City Calls on Neighbors to Cut Overgrown Lots so City Can Concentrate on Parks

Sue Cline via Flickr under CC BY 2.0

The city of Birmingham is shifting its strategy for dealing with overgrown private lots, encouraging landowners and neighbors to take more responsibility instead of relying on the city to address the problem.

“The city of Birmingham is not responsible for cutting private property,” Mayor Randall Woodfin told councilors Tuesday. “It is the responsibility of the owner of that private property … . We’ll continue to cut as many as possible, but I believe the public deserves the hard truth: there (are) not enough public tax dollars to cut every private lot, and we probably can’t get to your neighbor’s private lot more than once in a fiscal year.”

While the city seeks a “better way,” the mayor encouraged neighborhoods to collectively address overgrown lots themselves. “If it’s left to the city, we will never be able to satisfy the public or the next-door neighbor,” he said, noting that grass often grows faster than the city’s legal process for declaring private lots a public nuisance.

“I think we got into the habit of trying to solve for something that is not solvable with public dollars or public manpower,” he said.

Birmingham Mayor Randall Woodfin speaks to the City Council, 1/31/23 (Source: Council Facebook livestream)

Woodfin encouraged neighborhoods instead to organize and cut the lots themselves. “We are starting a ‘Pride Where I Reside’ campaign and an ‘Adopt Your Block’ campaign and look forward to providing more detail for what that looks like,” Woodfin said. “But I can tell you it probably will not include us sending out the police if neighbors as a collective group decide to enter private property and cut it. Now, I can’t believe I said that out loud, but I did.”

Overgrown lots have been a key part of Woodfin’s focus on neighborhood revitalization since he took office in 2017, though he noted after a year in office that the city “can’t be in the grass-cutting business forever.”

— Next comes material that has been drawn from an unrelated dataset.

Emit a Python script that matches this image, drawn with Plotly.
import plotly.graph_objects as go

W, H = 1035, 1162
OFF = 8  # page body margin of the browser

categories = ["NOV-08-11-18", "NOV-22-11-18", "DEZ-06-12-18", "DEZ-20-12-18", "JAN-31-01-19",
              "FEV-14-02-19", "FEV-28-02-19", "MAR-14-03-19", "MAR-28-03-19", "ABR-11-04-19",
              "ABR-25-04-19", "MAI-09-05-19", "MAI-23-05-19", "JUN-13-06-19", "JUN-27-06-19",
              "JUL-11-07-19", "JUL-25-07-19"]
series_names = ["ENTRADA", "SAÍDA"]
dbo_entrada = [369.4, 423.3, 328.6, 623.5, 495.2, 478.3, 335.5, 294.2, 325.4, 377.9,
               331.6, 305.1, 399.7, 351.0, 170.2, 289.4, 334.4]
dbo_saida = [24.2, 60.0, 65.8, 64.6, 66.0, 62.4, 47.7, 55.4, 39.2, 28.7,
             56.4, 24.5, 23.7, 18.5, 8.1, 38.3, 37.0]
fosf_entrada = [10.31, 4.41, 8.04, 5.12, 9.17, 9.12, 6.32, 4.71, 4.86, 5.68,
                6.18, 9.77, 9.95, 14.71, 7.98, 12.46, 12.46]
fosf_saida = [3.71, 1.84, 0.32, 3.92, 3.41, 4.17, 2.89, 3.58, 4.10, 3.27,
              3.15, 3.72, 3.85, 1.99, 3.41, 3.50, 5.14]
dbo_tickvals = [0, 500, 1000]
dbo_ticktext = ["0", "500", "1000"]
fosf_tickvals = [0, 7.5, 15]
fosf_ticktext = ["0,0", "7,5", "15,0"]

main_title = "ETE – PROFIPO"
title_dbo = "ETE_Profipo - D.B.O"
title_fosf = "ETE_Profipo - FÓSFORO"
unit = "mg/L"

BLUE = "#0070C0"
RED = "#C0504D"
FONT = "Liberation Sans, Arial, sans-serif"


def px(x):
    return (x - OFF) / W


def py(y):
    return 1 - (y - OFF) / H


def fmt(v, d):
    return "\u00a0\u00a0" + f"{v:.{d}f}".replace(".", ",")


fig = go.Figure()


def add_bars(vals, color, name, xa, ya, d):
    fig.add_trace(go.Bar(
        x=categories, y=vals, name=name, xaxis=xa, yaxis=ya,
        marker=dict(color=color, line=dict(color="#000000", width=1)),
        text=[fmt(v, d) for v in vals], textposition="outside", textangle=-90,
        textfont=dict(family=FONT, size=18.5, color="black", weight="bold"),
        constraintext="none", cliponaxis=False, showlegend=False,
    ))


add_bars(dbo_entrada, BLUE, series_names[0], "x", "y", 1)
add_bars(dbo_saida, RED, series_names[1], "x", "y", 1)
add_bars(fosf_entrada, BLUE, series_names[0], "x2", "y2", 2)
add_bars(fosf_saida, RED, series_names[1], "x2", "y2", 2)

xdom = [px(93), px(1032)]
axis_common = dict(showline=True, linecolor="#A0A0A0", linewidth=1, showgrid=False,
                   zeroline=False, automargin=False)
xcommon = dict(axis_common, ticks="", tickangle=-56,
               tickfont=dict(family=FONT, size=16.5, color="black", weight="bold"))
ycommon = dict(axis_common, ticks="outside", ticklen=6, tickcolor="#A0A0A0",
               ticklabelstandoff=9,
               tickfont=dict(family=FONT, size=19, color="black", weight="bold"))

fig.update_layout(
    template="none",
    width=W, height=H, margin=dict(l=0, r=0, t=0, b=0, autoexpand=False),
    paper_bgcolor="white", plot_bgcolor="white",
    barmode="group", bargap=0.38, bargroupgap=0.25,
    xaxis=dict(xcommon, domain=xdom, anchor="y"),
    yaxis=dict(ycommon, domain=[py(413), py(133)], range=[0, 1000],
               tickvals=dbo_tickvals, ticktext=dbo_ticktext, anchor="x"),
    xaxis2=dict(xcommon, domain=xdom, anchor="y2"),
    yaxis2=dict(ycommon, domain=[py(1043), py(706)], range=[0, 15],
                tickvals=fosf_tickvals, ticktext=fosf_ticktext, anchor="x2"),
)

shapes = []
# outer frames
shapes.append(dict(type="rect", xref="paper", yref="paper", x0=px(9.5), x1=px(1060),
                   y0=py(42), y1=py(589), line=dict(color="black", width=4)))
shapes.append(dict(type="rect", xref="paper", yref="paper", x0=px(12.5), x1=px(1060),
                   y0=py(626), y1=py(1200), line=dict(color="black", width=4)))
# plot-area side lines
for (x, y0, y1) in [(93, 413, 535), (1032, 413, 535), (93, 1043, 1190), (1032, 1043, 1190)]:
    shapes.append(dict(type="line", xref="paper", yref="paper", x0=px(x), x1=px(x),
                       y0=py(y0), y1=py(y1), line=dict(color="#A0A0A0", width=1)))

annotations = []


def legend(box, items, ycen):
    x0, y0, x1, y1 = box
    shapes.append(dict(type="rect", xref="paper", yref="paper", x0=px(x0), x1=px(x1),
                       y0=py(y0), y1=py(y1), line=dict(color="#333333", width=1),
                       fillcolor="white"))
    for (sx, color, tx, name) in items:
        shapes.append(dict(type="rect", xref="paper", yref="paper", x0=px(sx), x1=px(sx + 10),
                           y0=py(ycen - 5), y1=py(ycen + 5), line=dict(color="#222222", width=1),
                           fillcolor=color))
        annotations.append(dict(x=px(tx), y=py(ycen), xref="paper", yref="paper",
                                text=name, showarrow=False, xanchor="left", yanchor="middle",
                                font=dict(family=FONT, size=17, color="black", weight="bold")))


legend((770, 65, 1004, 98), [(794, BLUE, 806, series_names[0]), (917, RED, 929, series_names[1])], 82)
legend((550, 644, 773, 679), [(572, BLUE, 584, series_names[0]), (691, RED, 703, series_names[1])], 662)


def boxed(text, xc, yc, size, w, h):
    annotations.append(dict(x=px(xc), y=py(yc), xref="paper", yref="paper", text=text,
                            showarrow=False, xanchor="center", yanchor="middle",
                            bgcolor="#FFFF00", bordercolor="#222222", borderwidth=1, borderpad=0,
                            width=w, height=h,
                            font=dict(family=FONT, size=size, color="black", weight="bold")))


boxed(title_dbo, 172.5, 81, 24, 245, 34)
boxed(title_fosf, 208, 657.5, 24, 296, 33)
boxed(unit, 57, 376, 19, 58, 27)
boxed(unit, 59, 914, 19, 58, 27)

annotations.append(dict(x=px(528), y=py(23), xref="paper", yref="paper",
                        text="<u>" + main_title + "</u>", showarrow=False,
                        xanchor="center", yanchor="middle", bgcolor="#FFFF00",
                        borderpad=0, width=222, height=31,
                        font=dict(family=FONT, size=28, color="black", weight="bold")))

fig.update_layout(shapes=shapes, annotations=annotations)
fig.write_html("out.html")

While his proposed FY 2024 budget increases funding for weed abatement from $1.5 million to $2 million, Woodfin emphasized that the city’s priority would be maintenance of city-owned rights-of-way and parks, with only leftover funds going toward cutting private lots.

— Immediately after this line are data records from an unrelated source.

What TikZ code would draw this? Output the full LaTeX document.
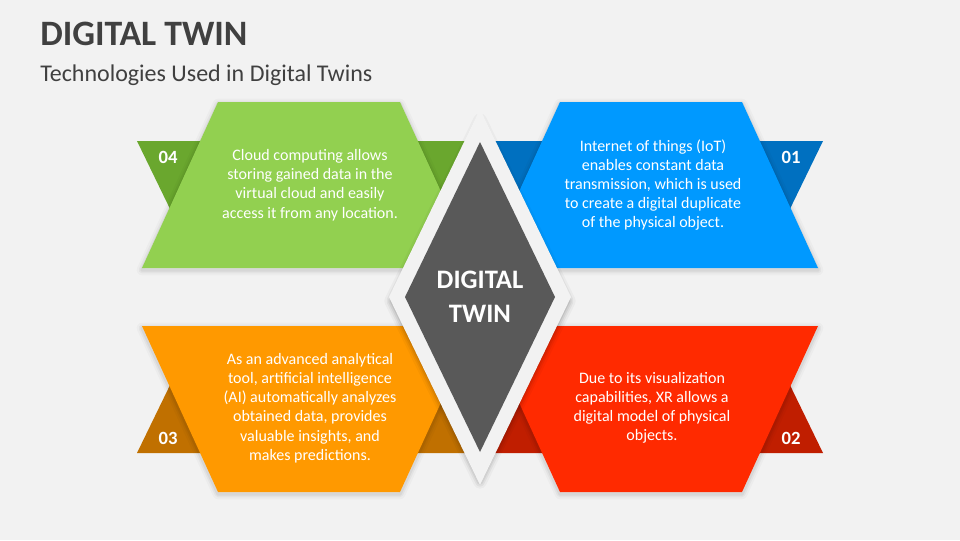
\documentclass[tikz,border=0pt]{standalone}
\usepackage{fontspec}
\setmainfont{Carlito}
\definecolor{bg}{HTML}{F2F2F2}
\definecolor{titlec}{HTML}{404040}
\definecolor{gmain}{HTML}{92D050}
\definecolor{gdark}{HTML}{6AA72E}
\definecolor{bmain}{HTML}{0099FF}
\definecolor{bdark}{HTML}{0070C0}
\definecolor{omain}{HTML}{FF9900}
\definecolor{odark}{HTML}{C07000}
\definecolor{rmain}{HTML}{FF2A00}
\definecolor{rdark}{HTML}{C01E00}
\definecolor{dgray}{HTML}{595959}
\newcommand{\shapeq}[5]{%
  \foreach \lw/\op in {8/0.025,5/0.035,2.5/0.05}{%
    \draw[black, opacity=\op, line width=\lw pt, line join=round, yshift=-1.5pt] #1 -- #2 -- #3 -- #4 -- cycle;}%
  \fill[#5] #1 -- #2 -- #3 -- #4 -- cycle;}
\begin{document}
\begin{tikzpicture}[x=0.75pt,y=-0.75pt,
  body/.style={text=white, align=center, inner sep=0pt, font=\fontsize{12}{14.4}\selectfont},
  num/.style={text=white, inner sep=0pt, font=\fontsize{14}{16}\selectfont\bfseries},
  ctext/.style={text=white, align=center, inner sep=0pt, font=\fontsize{20}{25.5}\selectfont\bfseries}]
\fill[bg] (0,0) rectangle (960,540);
\useasboundingbox (0,0) rectangle (960,540);
% titles
\node[anchor=base west, inner sep=0pt, text=titlec, font=\fontsize{26.8}{30}\selectfont\bfseries] (title) at (40,45) {DIGITAL TWIN};
\node[anchor=base west, inner sep=0pt, text=titlec, font=\fontsize{18}{22}\selectfont] (subtitle) at (40,81) {Technologies Used in Digital Twins};
% ribbons (dark tabs)
\fill[gdark] (137,141) -- (480,141) -- (480,250) -- (190,250) -- cycle;
\fill[bdark] (823,141) -- (480,141) -- (480,250) -- (770,250) -- cycle;
\fill[odark] (137,453) -- (480,453) -- (480,344) -- (190,344) -- cycle;
\fill[rdark] (823,453) -- (480,453) -- (480,344) -- (770,344) -- cycle;
% main shapes
\shapeq{(218,102)}{(400,102)}{(476,268)}{(142,268)}{gmain}
\shapeq{(742,102)}{(560,102)}{(484,268)}{(818,268)}{bmain}
\shapeq{(142,326)}{(476,326)}{(400,492)}{(218,492)}{omain}
\shapeq{(484,326)}{(818,326)}{(742,492)}{(560,492)}{rmain}
% white band with soft shadow
\foreach \lw/\op in {10/0.03,7/0.045,4.5/0.06,2/0.08}{%
  \draw[black, opacity=\op, line width=\lw pt, line join=round, yshift=-3pt] (480,116) -- (569,297) -- (480,478) -- (391,297) -- cycle;}
\fill[bg] (480,109) -- (571,297) -- (480,485) -- (389,297) -- cycle;
\fill[dgray] (480,142) -- (555,297) -- (480,452) -- (405,297) -- cycle;
% texts
\node[ctext] (center) at (480,297) {DIGITAL\\TWIN};
\node[num] (n4) at (168,157.5) {04};
\node[num] (n1) at (791,157.5) {01};
\node[num] (n3) at (168,438) {03};
\node[num] (n2) at (791,438) {02};
\node[body] (t4) at (310,185) {Cloud computing allows\\storing gained data in the\\virtual cloud and easily\\access it from any location.};
\node[body] (t1) at (653,185) {Internet of things (IoT)\\enables constant data\\transmission, which is used\\to create a digital duplicate\\of the physical object.};
\node[body] (t3) at (310,408) {As an advanced analytical\\tool, artificial intelligence\\(AI) automatically analyzes\\obtained data, provides\\valuable insights, and\\makes predictions.};
\node[body] (t2) at (652,408) {Due to its visualization\\capabilities, XR allows a\\digital model of physical\\objects.};
\end{tikzpicture}
\end{document}
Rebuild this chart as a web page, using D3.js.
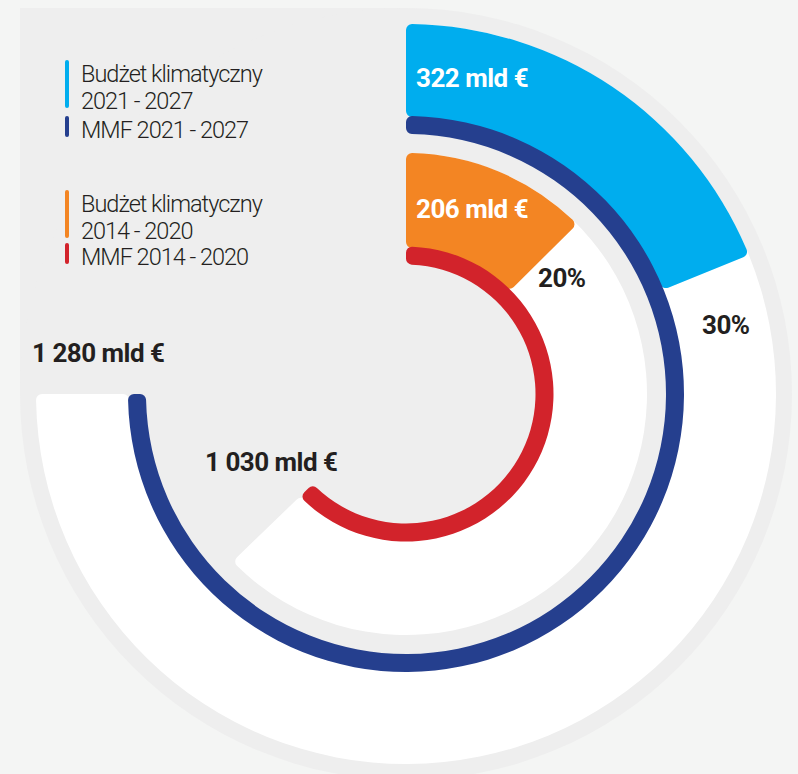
<!DOCTYPE html>
<html>
<head>
<meta charset="utf-8">
<script src="https://cdn.jsdelivr.net/npm/d3@7"></script>
<style>
  html, body { margin: 0; padding: 0; background: #f4f5f4; }
  svg { display: block; font-family: Roboto, "Liberation Sans", sans-serif; }
</style>
</head>
<body>
<svg id="chart"></svg>
<script>
// data
const periods = ["2021 - 2027", "2014 - 2020"];
const mmfTotals = [1280, 1030];          // mld €
const climateBudget = [322, 206];        // mld €
const climateShare = ["30%", "20%"];
const totalLabels = ["1 280 mld €", "1 030 mld €"];
const climateLabels = ["322 mld €", "206 mld €"];
const legendLabels = [
    ["Budżet klimatyczny", "2021 - 2027"], ["MMF 2021 - 2027"],
    ["Budżet klimatyczny", "2014 - 2020"], ["MMF 2014 - 2020"]
];

const colors = {
    climate: ["#00adee", "#f38523"],
    mmf: ["#253f8e", "#d2232b"],
    grey: "#eeeeee",
    text: "#231f20"
};

const width = 798, height = 774;
const cx = 406, cy = 394;

// each ring has its own sweep (outer ring 3/4 of the circle)
const ringSpan = [270, 226];
const rings = [
    { band: [277, 370], line: [260, 278] },
    { band: [146, 241], line: [129.5, 147.5] }
];

const svg = d3.select("#chart")
    .attr("width", width)
    .attr("height", height);

// grey backdrop: circle + square top-left quadrant
svg.append("rect")
    .attr("x", 20)
    .attr("y", 8)
    .attr("width", cx - 20)
    .attr("height", cy - 8)
    .attr("fill", colors.grey);
svg.append("circle")
    .attr("cx", cx)
    .attr("cy", cy)
    .attr("r", 386)
    .attr("fill", colors.grey);

const g = svg.append("g")
    .attr("transform", `translate(${cx}, ${cy})`);

const rad = d => d * Math.PI / 180;

periods.forEach((p, i) => {
    const angle = d3.scaleLinear()
        .domain([0, mmfTotals[i]])
        .range([0, rad(ringSpan[i])]);

    const band = d3.arc()
        .innerRadius(rings[i].band[0])
        .outerRadius(rings[i].band[1])
        .cornerRadius(6);

    const line = d3.arc()
        .innerRadius(rings[i].line[0])
        .outerRadius(rings[i].line[1])
        .cornerRadius(6);

    // white background of the whole period
    g.append("path")
        .attr("d", band({ startAngle: 0, endAngle: angle(mmfTotals[i]) }))
        .attr("fill", "#ffffff");

    // climate part
    g.append("path")
        .attr("d", band({ startAngle: 0, endAngle: angle(climateBudget[i]) }))
        .attr("fill", colors.climate[i]);

    // MMF total line
    g.append("path")
        .attr("d", line({ startAngle: 0, endAngle: angle(mmfTotals[i]) }))
        .attr("fill", colors.mmf[i]);
});

// value labels
const labelStyle = (sel, color) => sel
    .attr("fill", color)
    .attr("font-size", 26)
    .attr("font-weight", 700)
    .attr("letter-spacing", -0.5);

svg.append("text").attr("x", 416).attr("y", 87).text(climateLabels[0]).call(labelStyle, "#ffffff");
svg.append("text").attr("x", 416).attr("y", 218).text(climateLabels[1]).call(labelStyle, "#ffffff");
svg.append("text").attr("x", 702).attr("y", 334).text(climateShare[0]).call(labelStyle, colors.text);
svg.append("text").attr("x", 538).attr("y", 287).text(climateShare[1]).call(labelStyle, colors.text);
svg.append("text").attr("x", 32).attr("y", 362).text(totalLabels[0]).call(labelStyle, colors.text);
svg.append("text").attr("x", 205).attr("y", 471).text(totalLabels[1]).call(labelStyle, colors.text);

// legend
const legendColors = [colors.climate[0], colors.mmf[0], colors.climate[1], colors.mmf[1]];
const legendTops = [60, 116, 190, 243];
const lineH = 27;

legendLabels.forEach((lines, i) => {
    const y0 = legendTops[i];
    svg.append("rect")
        .attr("x", 65)
        .attr("y", y0)
        .attr("width", 4)
        .attr("height", lines.length * lineH - 6)
        .attr("rx", 2)
        .attr("fill", legendColors[i]);

    lines.forEach((t, j) => {
        svg.append("text")
            .attr("x", 81)
            .attr("y", y0 + 22 + j * lineH)
            .attr("fill", colors.text)
            .attr("font-size", 23.5)
            .attr("font-weight", 300)
            .attr("letter-spacing", -1)
            .text(t);
    });
});
</script>
</body>
</html>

The city’s strategy for privately owned overgrown lots will instead focus on “public shaming” of irresponsible or absentee property owners, Woodfin said, “because I guarantee you where they live it does not look like that.”

Birmingham City Councilor Carol Clarke

Several councilors said they were receptive to this new approach. District 8 Councilor Carol Clarke agreed that “we cannot maintain a reasonable service level with the volume of vacant lots across the city” and added that, even after the city cuts grass on those lots, “two weeks later it’s like we were never there.”

But, she said, she wanted the shift in priority to be reflected in the quality of city-owned parks: “I hope that we will see in lieu of (cutting private lots) our parks being manicured to a really high level, more than we’ve been able to do in the past, and that the public realm will be spotless and sparkling as a trade-off for the citizens so that we can say, ‘But look how well we’re maintaining the public property now that we’re not burdened.’”

“I know people will be disappointed,” she said, “but they were disappointed anyway.”